··· Records for processing

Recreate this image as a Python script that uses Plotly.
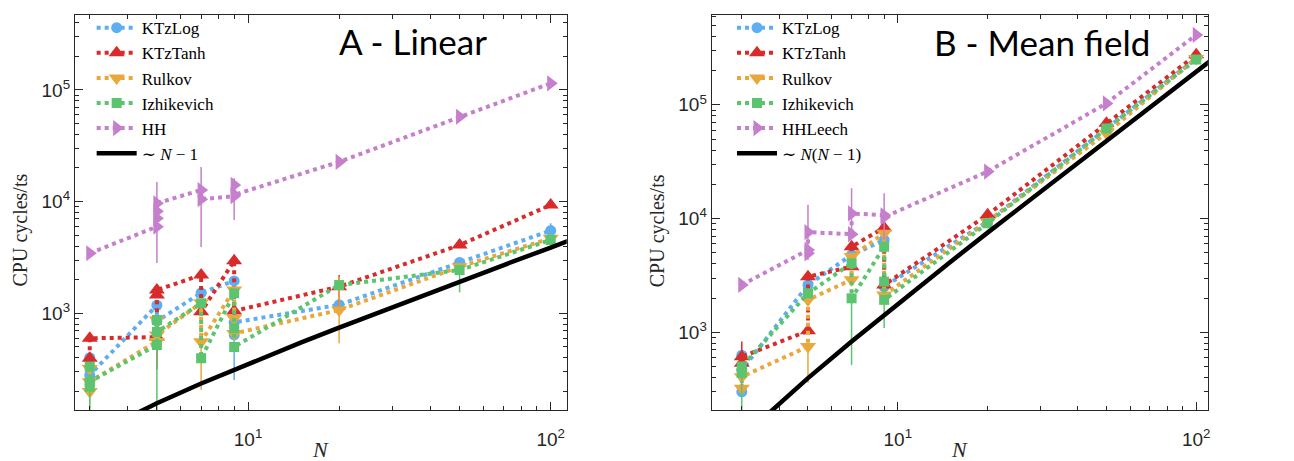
import plotly.graph_objects as go

# ---------------- Panel A: linear coupling ----------------
A_KTZLOG_N = [3, 3, 5, 5, 7, 9, 9, 9, 20, 50, 100]
A_KTZLOG_C = [400, 280, 1180, 850, 1520, 1950, 640, 830, 1190, 2850, 5500]
A_KTZLOG_EP = [0, 0, 0, 0, 0, 0, 0, 0, 0, 300, 900]
A_KTZLOG_EM = [0, 0, 0, 0, 0, 0, 387, 0, 0, 0, 0]

A_KTZTANH_N = [3, 3, 5, 5, 5, 7, 7, 9, 9, 20, 50, 100]
A_KTZTANH_C = [395, 597, 612, 1460, 1616, 2200, 1030, 2950, 1050, 1730, 4080, 9330]
A_KTZTANH_EP = [0, 0, 0, 0, 0, 0, 0, 300, 0, 470, 0, 0]
A_KTZTANH_EM = [0, 0, 300, 0, 0, 0, 0, 0, 0, 660, 0, 0]

A_RULKOV_N = [3, 3, 3, 5, 5, 5, 7, 7, 9, 9, 9, 20, 50, 100]
A_RULKOV_C = [320, 199, 244, 560, 870, 640, 1240, 557, 1620, 905, 660, 1070, 2610, 4690]
A_RULKOV_EP = [0, 0, 0, 0, 0, 0, 0, 0, 0, 0, 0, 1060, 0, 0]
A_RULKOV_EM = [0, 60, 0, 0, 0, 0, 0, 350, 0, 0, 0, 530, 0, 0]

A_IZH_N = [3, 3, 3, 5, 5, 5, 7, 7, 9, 9, 9, 20, 50, 100]
A_IZH_C = [333, 220, 244, 520, 870, 680, 1230, 395, 1510, 735, 500, 1790, 2440, 4540]
A_IZH_EP = [0, 0, 0, 0, 0, 0, 0, 0, 0, 0, 0, 0, 0, 0]
A_IZH_EM = [0, 100, 0, 390, 0, 0, 0, 0, 0, 0, 0, 0, 900, 0]

A_HH_N = [3, 5, 5, 5, 5, 7, 7, 9, 9, 9, 20, 50, 100]
A_HH_C = [3450, 5960, 7080, 8200, 9660, 12700, 10500, 11200, 14100, 11500, 22700, 57500, 114600]
A_HH_EP = [0, 0, 7900, 0, 0, 0, 9900, 5000, 0, 0, 0, 0, 0]
A_HH_EM = [0, 0, 4260, 0, 0, 0, 6570, 4360, 0, 0, 0, 0, 0]

A_SCALE = 39.2            # prefactor of the ~ N-1 guide
# ---------------- Panel B: mean-field coupling ----------------
B_KTZLOG_N = [3, 3, 3, 5, 7, 9, 9, 20, 50, 100]
B_KTZLOG_C = [630, 300, 465, 2610, 4790, 6480, 2520, 9400, 61800, 256000]

B_KTZTANH_N = [3, 3, 5, 5, 7, 7, 9, 9, 20, 50, 100]
B_KTZTANH_C = [535, 610, 1030, 3080, 3780, 5660, 8300, 2610, 10800, 68800, 275000]
B_KTZTANH_EP = [0, 220, 0, 0, 0, 0, 0, 0, 0, 0, 0]
B_KTZTANH_EM = [0, 0, 0, 0, 0, 0, 0, 0, 0, 0, 0]

B_RULKOV_N = [3, 3, 5, 5, 7, 7, 9, 9, 20, 50, 100]
B_RULKOV_C = [322, 407, 750, 1930, 2900, 4640, 7440, 2130, 9400, 56400, 256000]
B_RULKOV_EP = [0, 0, 0, 0, 0, 0, 0, 0, 0, 0, 0]
B_RULKOV_EM = [0, 0, 390, 0, 0, 0, 0, 0, 0, 0, 0]

B_IZH_N = [3, 3, 5, 7, 7, 9, 9, 9, 20, 50, 100]
B_IZH_C = [440, 500, 2200, 4050, 1990, 5660, 2790, 1930, 9100, 61800, 250000]
B_IZH_EP = [0, 0, 0, 0, 0, 0, 0, 0, 0, 0, 0]
B_IZH_EM = [250, 0, 0, 0, 1474, 0, 0, 840, 0, 0, 0]

B_HH_N = [3, 5, 5, 5, 7, 7, 9, 9, 20, 50, 100]
B_HH_C = [2610, 5300, 4950, 7600, 7300, 11100, 10700, 10300, 25900, 103000, 412000]
B_HH_EP = [0, 0, 0, 5600, 0, 7400, 6000, 0, 0, 0, 0]
B_HH_EM = [0, 0, 0, 3270, 0, 3000, 4200, 0, 0, 0, 0]

B_SCALE = 19.8            # prefactor of the ~ N(N-1) guide

GUIDE_N = [1.5, 2, 3, 5, 7, 10, 15, 20, 30, 50, 70, 100, 130]

C_LOG = "#5eaef2"
C_TANH = "#d82b2b"
C_RULK = "#e8a83c"
C_IZH = "#5cc46e"
C_HH = "#c67fcc"

SERIF = "Liberation Serif, DejaVu Serif, Times New Roman, serif"
SANS = "Liberation Sans, Arial, sans-serif"
AXC = "#262626"

fig = go.Figure()


def add_series(n, c, name, color, symbol, size, xa, ya, leg, ep=None, em=None):
    err = None
    if ep is not None or em is not None:
        ep = ep if ep is not None else [0] * len(n)
        em = em if em is not None else [0] * len(n)
        err = dict(type="data", symmetric=False, array=ep, arrayminus=em,
                   color=color, thickness=1.5, width=0)
    fig.add_trace(go.Scatter(
        x=n, y=c, name=name, mode="lines+markers",
        line=dict(color=color, width=4, dash="dot"),
        marker=dict(color=color, symbol=symbol, size=size, line=dict(width=0)),
        error_y=err, xaxis=xa, yaxis=ya, legend=leg))


# Panel A
add_series(A_KTZLOG_N, A_KTZLOG_C, "KTzLog", C_LOG, "circle", 11, "x", "y", "legend", A_KTZLOG_EP, A_KTZLOG_EM)
add_series(A_KTZTANH_N, A_KTZTANH_C, "KTzTanh", C_TANH, "triangle-up", 14, "x", "y", "legend", A_KTZTANH_EP, A_KTZTANH_EM)
add_series(A_RULKOV_N, A_RULKOV_C, "Rulkov", C_RULK, "triangle-down", 14, "x", "y", "legend", A_RULKOV_EP, A_RULKOV_EM)
add_series(A_IZH_N, A_IZH_C, "Izhikevich", C_IZH, "square", 10, "x", "y", "legend", A_IZH_EP, A_IZH_EM)
add_series(A_HH_N, A_HH_C, "HH", C_HH, "triangle-right", 14, "x", "y", "legend", A_HH_EP, A_HH_EM)
fig.add_trace(go.Scatter(
    x=GUIDE_N, y=[A_SCALE * (n - 1) for n in GUIDE_N], mode="lines",
    name="∼ <i>N</i> − 1", line=dict(color="black", width=4.5),
    xaxis="x", yaxis="y", legend="legend"))

# Panel B
add_series(B_KTZLOG_N, B_KTZLOG_C, "KTzLog", C_LOG, "circle", 11, "x2", "y2", "legend2")
add_series(B_KTZTANH_N, B_KTZTANH_C, "KTzTanh", C_TANH, "triangle-up", 14, "x2", "y2", "legend2", B_KTZTANH_EP, B_KTZTANH_EM)
add_series(B_RULKOV_N, B_RULKOV_C, "Rulkov", C_RULK, "triangle-down", 14, "x2", "y2", "legend2", B_RULKOV_EP, B_RULKOV_EM)
add_series(B_IZH_N, B_IZH_C, "Izhikevich", C_IZH, "square", 10, "x2", "y2", "legend2", B_IZH_EP, B_IZH_EM)
add_series(B_HH_N, B_HH_C, "HHLeech", C_HH, "triangle-right", 14, "x2", "y2", "legend2", B_HH_EP, B_HH_EM)
fig.add_trace(go.Scatter(
    x=GUIDE_N, y=[B_SCALE * n * (n - 1) for n in GUIDE_N], mode="lines",
    name="∼ <i>N</i>(<i>N</i> − 1)", line=dict(color="black", width=4.5),
    xaxis="x2", yaxis="y2", legend="legend2"))


def minor_vals(lo, hi):
    return [m * 10 ** d for d in range(lo, hi) for m in range(2, 10)]


def log_axis(domain, rng, tickvals, ticktext, minor, anchor, **kw):
    return dict(
        type="log", domain=domain, range=rng, anchor=anchor,
        tickvals=tickvals, ticktext=ticktext,
        ticks="inside", ticklen=8, tickwidth=1, tickcolor=AXC,
        minor=dict(tickvals=minor, ticks="inside", ticklen=4, tickwidth=1, tickcolor=AXC, showgrid=False),
        showline=True, linecolor=AXC, linewidth=1, mirror="allticks",
        showgrid=False, zeroline=False,
        tickfont=dict(family=SANS, size=19, color=AXC), **kw)


XT = [10, 100]
XTT = ["10<sup>1</sup>", "10<sup>2</sup>"]
YT = [1e3, 1e4, 1e5]
YTT = ["10<sup>3</sup>", "10<sup>4</sup>", "10<sup>5</sup>"]

leg_style = dict(font=dict(family=SERIF, size=17, color="black"),
                 bgcolor="rgba(255,255,255,0)", borderwidth=0,
                 xanchor="left", yanchor="top", tracegroupgap=0, itemwidth=40)

fig.update_layout(
    width=1294, height=461,
    margin=dict(l=0, r=0, t=0, b=0),
    paper_bgcolor="white", plot_bgcolor="white",
    xaxis=log_axis([0.058, 0.439], [0.428, 2.053], XT, XTT, minor_vals(0, 3), "y", ticklabelstandoff=12),
    yaxis=log_axis([0.1106, 0.9675], [2.134, 5.671], YT, YTT, minor_vals(2, 6), "x"),
    xaxis2=log_axis([0.5512, 0.9356], [0.376, 2.039], XT, XTT, minor_vals(0, 3), "y2", ticklabelstandoff=12),
    yaxis2=log_axis([0.1106, 0.9675], [2.317, 5.79], YT, YTT, minor_vals(2, 6), "x2"),
    legend=dict(x=0.071, y=0.978, **leg_style),
    legend2=dict(x=0.567, y=0.978, **leg_style),
    showlegend=True,
)

annots = [
    dict(text="A - Linear", x=0.3196, y=0.911, font=dict(family="Lato", size=35, color="black")),
    dict(text="B - Mean field", x=0.8072, y=0.909, font=dict(family="Lato", size=35, color="black")),
    dict(text="<i>N</i>", x=0.2486, y=0.024, font=dict(family=SERIF, size=22, color=AXC)),
    dict(text="<i>N</i>", x=0.7432, y=0.024, font=dict(family=SERIF, size=22, color=AXC)),
    dict(text="CPU cycles/ts", x=0.0155, y=0.50, textangle=-90, font=dict(family=SERIF, size=20, color=AXC)),
    dict(text="CPU cycles/ts", x=0.5095, y=0.50, textangle=-90, font=dict(family=SERIF, size=20, color=AXC)),
]
for a in annots:
    fig.add_annotation(xref="paper", yref="paper", showarrow=False,
                       xanchor="center", yanchor="middle", **a)

fig.write_html("out.html")
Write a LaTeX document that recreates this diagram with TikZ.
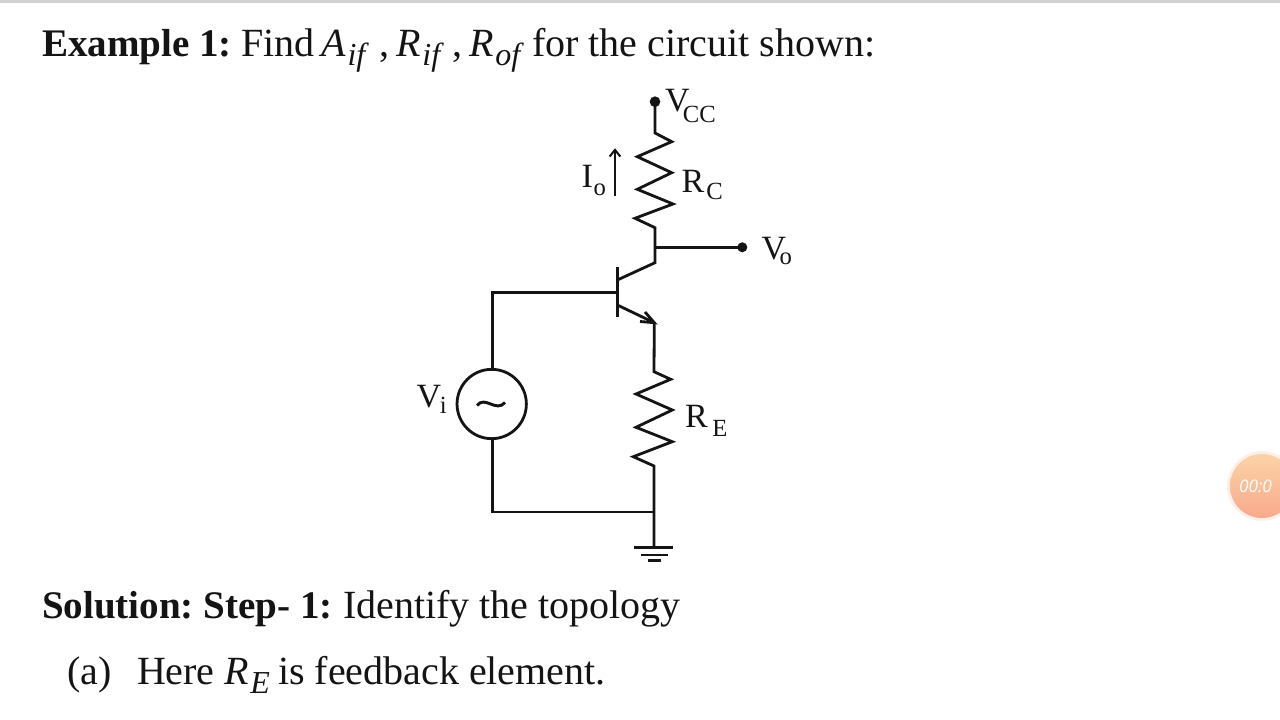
\documentclass[tikz,border=0pt]{standalone}
\usepackage{fontspec}
\setmainfont{Liberation Serif}
\newfontfamily\badgefont{Open Sans}
\usetikzlibrary{arrows.meta}
\definecolor{inkc}{HTML}{141414}
\definecolor{badgetop}{HTML}{FBD3A6}
\definecolor{badgebot}{HTML}{F9A98C}
\definecolor{badgehalo}{HTML}{FDF0EA}
\frenchspacing
\newcommand{\circlab}[4]{\fontsize{25.5}{25}\selectfont #1\kern #3pt\raisebox{-#4pt}{\fontsize{18.5}{18}\selectfont #2}}
\newcommand{\mathsym}[2]{\textit{#1}\kern1.5pt\raisebox{-6.5pt}{\fontsize{24}{24}\selectfont\textit{#2}}}
\tikzset{
  x=0.75pt,y=-0.75pt,
  wire/.style={draw=inkc,line width=2.1pt,line join=miter},
  term/.style={circle,fill=inkc,inner sep=0pt,minimum size=7.5pt},
  txt/.style={anchor=base west,inner sep=0pt,outer sep=0pt,text=inkc},
  big/.style={txt,font=\fontsize{30}{32}\selectfont},
  lab/.style={txt},
  pt/.style={inner sep=0pt,minimum size=0pt}
}
\begin{document}
\begin{tikzpicture}
\useasboundingbox (0,0) rectangle (1280,720);
\fill[white] (0,0) rectangle (1280,720);
\fill[black!18] (0,0) rectangle (1280,3);
% text
\node[big] (t1) at (42,56.5) {\fontsize{29.3}{32}\selectfont\textbf{Example 1:}};
\node[big] (t2) at (241,56.5) {Find};
\node[big] (t3) at (321,56.5) {\mathsym{A}{if}};
\node[big] (t3c) at (379,56.5) {,};
\node[big] (t4) at (396,56.5) {\mathsym{R}{if}};
\node[big] (t4c) at (452,56.5) {,};
\node[big] (t5) at (469,56.5) {\mathsym{R}{of}};
\node[big] (t6) at (532,56.5) {for the circuit shown:};
\node[big] (s1) at (42,618.5) {\fontsize{29.3}{32}\selectfont\textbf{Solution: Step- 1:}};
\node[big] (s2) at (343,618.5) {Identify the topology};
\node[big] (a1) at (67,684.5) {(a)};
\node[big] (a2) at (137,684.5) {Here};
\node[big] (a3) at (224,684.5) {\mathsym{R}{E}};
\node[big] (a4) at (278,684.5) {is feedback element.};
% circuit points
\node[term,minimum size=8pt] (vcc) at (655,101.7) {};
\node[term] (vo) at (742.3,247.3) {};
\node[pt] (rct) at (655,133) {};
\node[pt] (rcb) at (655,227.7) {};
\node[pt] (cj) at (655,247.3) {};
\node[pt] (c) at (655,262.7) {};
\node[pt] (bc) at (617.3,280) {};
\node[pt] (bt) at (617.3,267.3) {};
\node[pt] (bb) at (617.3,317.3) {};
\node[pt] (bj) at (617.3,292.3) {};
\node[pt] (be) at (617.3,305) {};
\node[pt] (e) at (654.3,322.7) {};
\node[pt] (ret) at (654,371.7) {};
\node[pt] (reb) at (654,466) {};
\node[pt] (gj) at (654,512) {};
\node[pt] (g) at (654,547.3) {};
\node[pt] (lt) at (492.3,292.3) {};
\node[pt] (lb) at (492.3,512) {};
\node[circle,draw=inkc,line width=2.1pt,minimum size=52pt,inner sep=0pt,outer sep=0pt] (src) at (491.7,404) {};
% wires
\draw[wire] (vcc.center) -- (rct.center) -- (671.7,141.7) -- (637.3,156.7) -- (671.7,172.7) -- (637.3,189.3) -- (673,204) -- (635,218.3) -- (rcb.center) -- (c.center) -- (bc.center);
\draw[wire] (cj.center) -- (vo.center);
\draw[wire] (bt.center) -- (bb.center);
\draw[wire] (bj.center) -- (lt.center) -- (lt.center |- src.north);
\draw[wire] (be.center) -- (e.center);
\draw[wire] (640,321.5) -- (654.3,322.7) -- (645,312);
\draw[wire] (e.center) -- (ret.center) -- (670.7,379.3) -- (636,394) -- (672.3,410) -- (636,427.3) -- (672.3,441.7) -- (633.3,456.7) -- (reb.center) -- (g.center);
\draw[wire] (lb.center |- src.south) -- (lb.center) -- (gj.center);
\draw[wire] (634.3,547.3) -- (673.3,547.3);
\draw[wire] (641,555) -- (667.7,555);
\draw[wire,line width=2.4pt] (648.3,560.7) -- (660.7,560.7);
\draw[wire,line width=2.2pt] (477,405.5) .. controls (485,395) and (496,413) .. (505,402.5);
\coordinate (ioa) at (615,196);
\coordinate (iob) at (615,148.3);
\draw[draw=inkc,line width=1.5pt,-{Straight Barb[length=5pt,width=8pt]}] (ioa) -- (iob);
% labels
\node[lab] (lvcc) at (665,111.7) {\circlab{V}{CC}{-5}{8}};
\node[lab] (lio) at (581.7,187.3) {\circlab{I}{o}{0.5}{6}};
\node[lab] (lrc) at (681.7,192.7) {\circlab{R}{C}{1.5}{5}};
\node[lab] (lvo) at (761.7,259.3) {\circlab{V}{o}{-5}{4}};
\node[lab] (lvi) at (416.7,407.7) {\circlab{V}{i}{-1}{4}};
\node[lab] (lre) at (685,427.3) {\circlab{R}{E}{3.5}{7}};
% timer badge
\begin{scope}
\clip (1200,440) rectangle (1280,530);
\fill[badgehalo] (1262,486) circle (35);
\shade[top color=badgetop,bottom color=badgebot,draw=none] (1262,486) circle (32);
\node[txt,text=white,font=\badgefont\fontsize{13}{14}\selectfont\itshape] (timer) at (1239,492) {00:0};
\end{scope}
\end{tikzpicture}
\end{document}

······

- What you should do -
All lines from the start of the entries through the one with "0, 660, 0, 0]" are to be output exactly; omit the pictures.

- Reply -
Recreate this image as a Python script that uses Plotly.
import plotly.graph_objects as go

# ---------------- Panel A: linear coupling ----------------
A_KTZLOG_N = [3, 3, 5, 5, 7, 9, 9, 9, 20, 50, 100]
A_KTZLOG_C = [400, 280, 1180, 850, 1520, 1950, 640, 830, 1190, 2850, 5500]
A_KTZLOG_EP = [0, 0, 0, 0, 0, 0, 0, 0, 0, 300, 900]
A_KTZLOG_EM = [0, 0, 0, 0, 0, 0, 387, 0, 0, 0, 0]

A_KTZTANH_N = [3, 3, 5, 5, 5, 7, 7, 9, 9, 20, 50, 100]
A_KTZTANH_C = [395, 597, 612, 1460, 1616, 2200, 1030, 2950, 1050, 1730, 4080, 9330]
A_KTZTANH_EP = [0, 0, 0, 0, 0, 0, 0, 300, 0, 470, 0, 0]
A_KTZTANH_EM = [0, 0, 300, 0, 0, 0, 0, 0, 0, 660, 0, 0]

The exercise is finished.